Critical Validation Steps

Step	Action	Tools/References	Common Pitfalls
1	Confirm mineral identity via microprobe or XRD if optical data conflicts.	EPMA (electron microprobe), JCPDS database	Misidentifying chlorite as biotite due to similar pleochroism.
2	Map spatial distribution of assemblages using a grid overlay (e.g., 1 cm² squares on thin section).	Point-counting software (e.g., JMicroVision), Excel	Overestimating modal percentages by counting fractured grains as single crystals.
3	Cross-check assemblages against metamorphic facies diagrams (e.g., Spear’s *Metamorphic Phase Equilibria*).	Pressure-temperature grids, pseudosection modeling (e.g., Perple_X)	Ignoring retrogression textures (e.g., sericitized plagioclase in greenschist facies).

For fine-grained or crypto-crystalline rocks (e.g., mylonites, hornfels), use backscattered electron (BSE) imaging on an SEM to resolve sub-micron phases. Label assemblages with mineral abbreviations (e.g., Qtz-Plg-Bt for quartz-plagioclase-biotite) following the International Mineralogical Association (IMA) standards. Include stability ranges (°C, kbar) if thermodynamic data is available–e.g., “Staurolite (St) stable at 500–650°C, 3–7 kbar.” Annotate textural indicators of reaction progress (e.g., coronas, symplectites) to distinguish prograde vs. retrograde phases.

Common Errors in Phase Change Reaction Illustrations

Avoid oversimplifying mineral stability fields by merging discontinuous reactions into continuous lines. For example, the classic Al₂SiO₅ triple point–where kyanite, andalusite, and sillimanite coexist–is often misrepresented as a single intersection rather than a precise P-T window (4–5 kbar, 500–550°C). Distortions here lead to incorrect interpretations of thermal gradients in pelitic schists. Use experimental data (Holdaway 1971) to plot boundaries as narrow bands, not razor-thin curves.

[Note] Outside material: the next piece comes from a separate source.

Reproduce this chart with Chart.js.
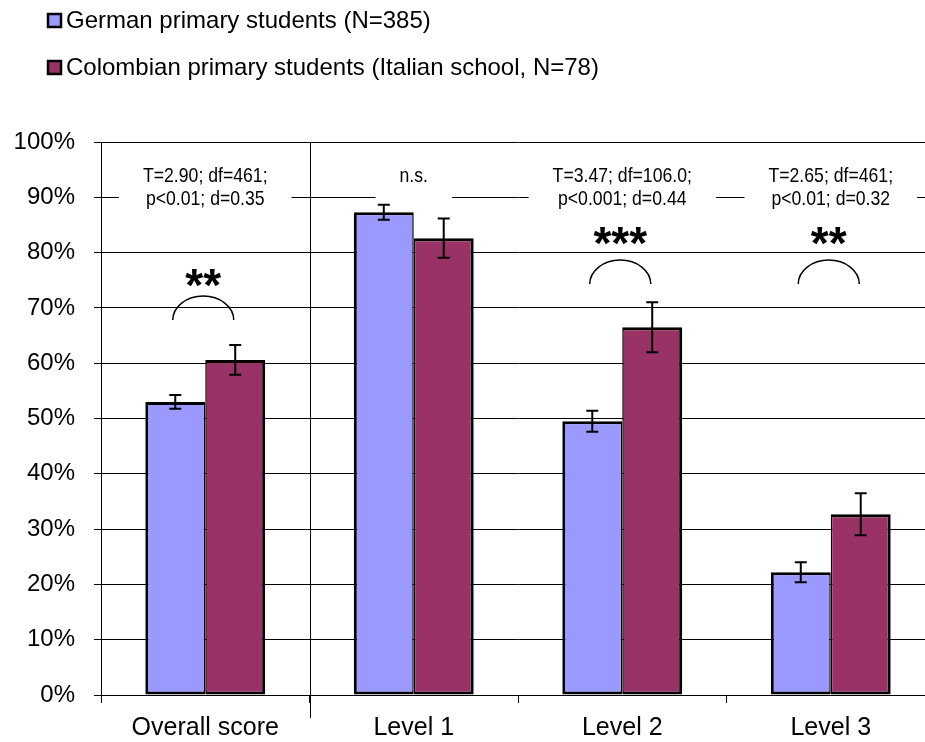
<!DOCTYPE html>
<html>
<head>
<meta charset="utf-8">
<script src="https://cdn.jsdelivr.net/npm/chart.js@4.4.0/dist/chart.umd.min.js"></script>
<style>
	body { margin: 0; background: #fff; }
	#wrap { width: 925px; height: 742px; overflow: hidden; position: relative; }
	canvas { display: block; }
</style>
</head>
<body>
<div id="wrap"><canvas id="chart" width="960" height="742" style="width:960px;height:742px"></canvas></div>
<script>
	const categories = ["Overall score", "Level 1", "Level 2", "Level 3"]
	const seriesLabels = [
		"German primary students (N=385)",
		"Colombian primary students (Italian school, N=78)",
	]
	const germanValues = [53.0, 87.3, 49.5, 22.2]
	const germanErrors = [1.25, 1.35, 1.9, 1.8]
	const colombianValues = [60.6, 82.6, 66.5, 32.7]
	const colombianErrors = [2.7, 3.55, 4.5, 3.8]
	const testLines = [
		["T=2.90; df=461;", "p<0.01; d=0.35"],
		["n.s."],
		["T=3.47; df=106.0;", "p<0.001; d=0.44"],
		["T=2.65; df=461;", "p<0.01; d=0.32"],
	]
	const stars = ["**", "", "***", "**"]

	const FONT = "'Liberation Sans', Arial, sans-serif"

	// error bars drawn on top of each bar, through the y scale
	let errorBars = {
		id: "errorBars",
		afterDatasetsDraw: function(chart) {
			let ctx = chart.ctx
			let y = chart.scales.y
			ctx.save()
			ctx.strokeStyle = "#000"
			ctx.lineWidth = 2
			chart.data.datasets.forEach(function(ds, di) {
				let meta = chart.getDatasetMeta(di)
				meta.data.forEach(function(bar, i) {
					let v = ds.data[i], e = ds.errors[i]
					let top = y.getPixelForValue(v + e)
					let bot = y.getPixelForValue(v - e)
					ctx.beginPath()
					ctx.moveTo(bar.x, top); ctx.lineTo(bar.x, bot)
					ctx.moveTo(bar.x - 6, top); ctx.lineTo(bar.x + 6, top)
					ctx.moveTo(bar.x - 6, bot); ctx.lineTo(bar.x + 6, bot)
					ctx.stroke()
				})
			})
			ctx.restore()
		}
	}

	// t-test notes, significance stars and arcs
	let notes = {
		id: "notes",
		textBox: function(ctx, lines) {
			ctx.font = "21px " + FONT
			let w = 0
			lines.forEach(function(l) { w = Math.max(w, ctx.measureText(l).width * 0.84) })
			return w
		},
		beforeDatasetsDraw: function(chart, args, opts) {
			let ctx = chart.ctx
			let x = chart.scales.x, y = chart.scales.y
			let y90 = y.getPixelForValue(90)
			ctx.save()
			ctx.fillStyle = "#fff"
			testLines.forEach(function(lines, i) {
				let w = notes.textBox(ctx, lines) + 48
				let cx = x.getPixelForValue(i)
				ctx.fillRect(cx - w / 2, y90 - 32, w, 38)
			})
			// separator between overall score and levels
			let sx = (x.getPixelForValue(0) + x.getPixelForValue(1)) / 2
			ctx.strokeStyle = "#000"
			ctx.lineWidth = 1
			ctx.beginPath()
			ctx.moveTo(Math.round(sx) + 0.5, chart.chartArea.top)
			ctx.lineTo(Math.round(sx) + 0.5, chart.chartArea.bottom + 23)
			ctx.stroke()
			ctx.restore()
		},
		afterDatasetsDraw: function(chart, args, opts) {
			let ctx = chart.ctx
			let x = chart.scales.x, y = chart.scales.y
			let y90 = y.getPixelForValue(90)
			ctx.save()
			ctx.fillStyle = "#000"
			ctx.textAlign = "center"
			ctx.textBaseline = "alphabetic"
			testLines.forEach(function(lines, i) {
				let cx = x.getPixelForValue(i)
				ctx.font = "21px " + FONT
				lines.forEach(function(l, li) {
					ctx.save()
					ctx.translate(cx, y90 - 15 + li * 23)
					ctx.scale(0.84, 1)
					ctx.fillText(l, 0, 0)
					ctx.restore()
				})
			})
			stars.forEach(function(s, i) {
				if(!s) {
					return
				}
				let cx = x.getPixelForValue(i) - 2
				ctx.font = "bold 46px " + FONT
				let m = ctx.measureText(s)
				let sy = y.getPixelForValue(opts.starAt[i])
				ctx.fillText(s, cx, sy + (m.actualBoundingBoxAscent - m.actualBoundingBoxDescent) / 2)
				let ay = y.getPixelForValue(opts.arcAt[i])
				ctx.strokeStyle = "#000"
				ctx.lineWidth = 1.5
				ctx.beginPath()
				ctx.ellipse(cx, ay, 30.5, 24, 0, Math.PI, 2 * Math.PI)
				ctx.stroke()
			})
			ctx.restore()
		}
	}

	// legend in two rows at top left
	let legendRows = {
		id: "legendRows",
		afterDraw: function(chart) {
			let ctx = chart.ctx
			ctx.save()
			ctx.font = "24px " + FONT
			ctx.textBaseline = "middle"
			ctx.textAlign = "left"
			chart.data.datasets.forEach(function(ds, i) {
				let cy = 20 + i * 47
				ctx.fillStyle = ds.backgroundColor
				ctx.fillRect(48, cy - 6, 13, 13)
				ctx.strokeStyle = "#000"
				ctx.lineWidth = 2.5
				ctx.strokeRect(48, cy - 6, 13, 13)
				ctx.fillStyle = "#000"
				ctx.fillText(ds.label, 66, cy + 1)
			})
			ctx.restore()
		}
	}

	let elem = document.querySelector("#chart")
	let chart = new Chart(elem, {
		type: "bar",
		data: {
			labels: categories,
			datasets: [{
				label: seriesLabels[0],
				data: germanValues,
				errors: germanErrors,
				backgroundColor: "#9999FF",
				borderColor: "#000",
				borderWidth: {left: 3, top: 3, right: 1.5, bottom: 3},
				borderSkipped: false,
			}, {
				label: seriesLabels[1],
				data: colombianValues,
				errors: colombianErrors,
				backgroundColor: "#993366",
				borderColor: "#000",
				borderWidth: {left: 1.5, top: 3, right: 3, bottom: 3},
				borderSkipped: false,
			}],
		},
		options: {
			responsive: false,
			animation: false,
			categoryPercentage: 0.575,
			barPercentage: 1.0,
			layout: {
				padding: {top: 142, right: 25, left: 0, bottom: 0},
			},
			plugins: {
				legend: {display: false},
				tooltip: {enabled: false},
				notes: {
					starAt: [75.4, null, 83, 83],
					arcAt: [67.8, null, 74.3, 74.3],
				},
			},
			scales: {
				x: {
					grid: {offset: true, drawOnChartArea: false, tickLength: 8, color: "#000", lineWidth: 1},
					border: {color: "#000"},
					ticks: {font: {size: 25, family: FONT}, color: "#000", padding: 10},
					afterFit: function(s) { s.height = 47 },
				},
				y: {
					min: 0,
					max: 100,
					ticks: {
						stepSize: 10,
						callback: function(v) { return v + "%" },
						font: {size: 24, family: FONT},
						color: "#000",
						padding: 19,
					},
					grid: {color: "#000", lineWidth: 1, tickLength: 7},
					border: {color: "#000"},
					afterFit: function(s) { s.width = 101 },
				},
			},
		},
		plugins: [notes, errorBars, legendRows],
	})
</script>
</body>
</html>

Neglecting fluid composition alters reaction outcomes. Hydrous reactions like muscovite + quartz → K-feldspar + sillimanite + H₂O shift dramatically with varying aH₂O: at XH₂O = 0.5, the dehydration curve moves ~100°C lower than under pure H₂O conditions. Always specify fluid phase assumptions (e.g., H₂O-CO₂ mixtures) and reference Kerrik 1972 for mixed-volatile equilibria corrections.

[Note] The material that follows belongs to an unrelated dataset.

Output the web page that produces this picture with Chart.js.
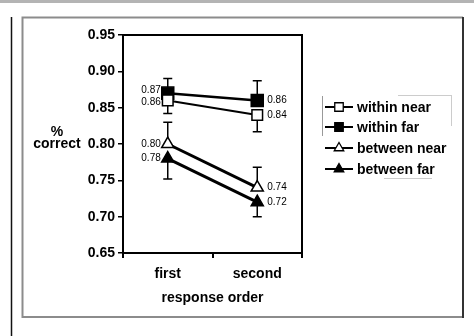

Critical Missteps in Petrogenetic Grids

Garnet and staurolite zonation maps frequently omit prograde resorption textures, implying linear growth when sector zoning (e.g., Mn-Ca core-to-rim gradients) reveals episodic dissolution. Plot isopleth intersections for Fe/(Fe+Mg) and Ca# separately–combined trends obscure ~5 kbar discrepancies in burial estimates. For metabasites, the plagioclase-out boundary (An30 → An80 at 8–10 kbar) demands microprobe traverses; single-point analyses inflate pressure errors by 2–3 kbar.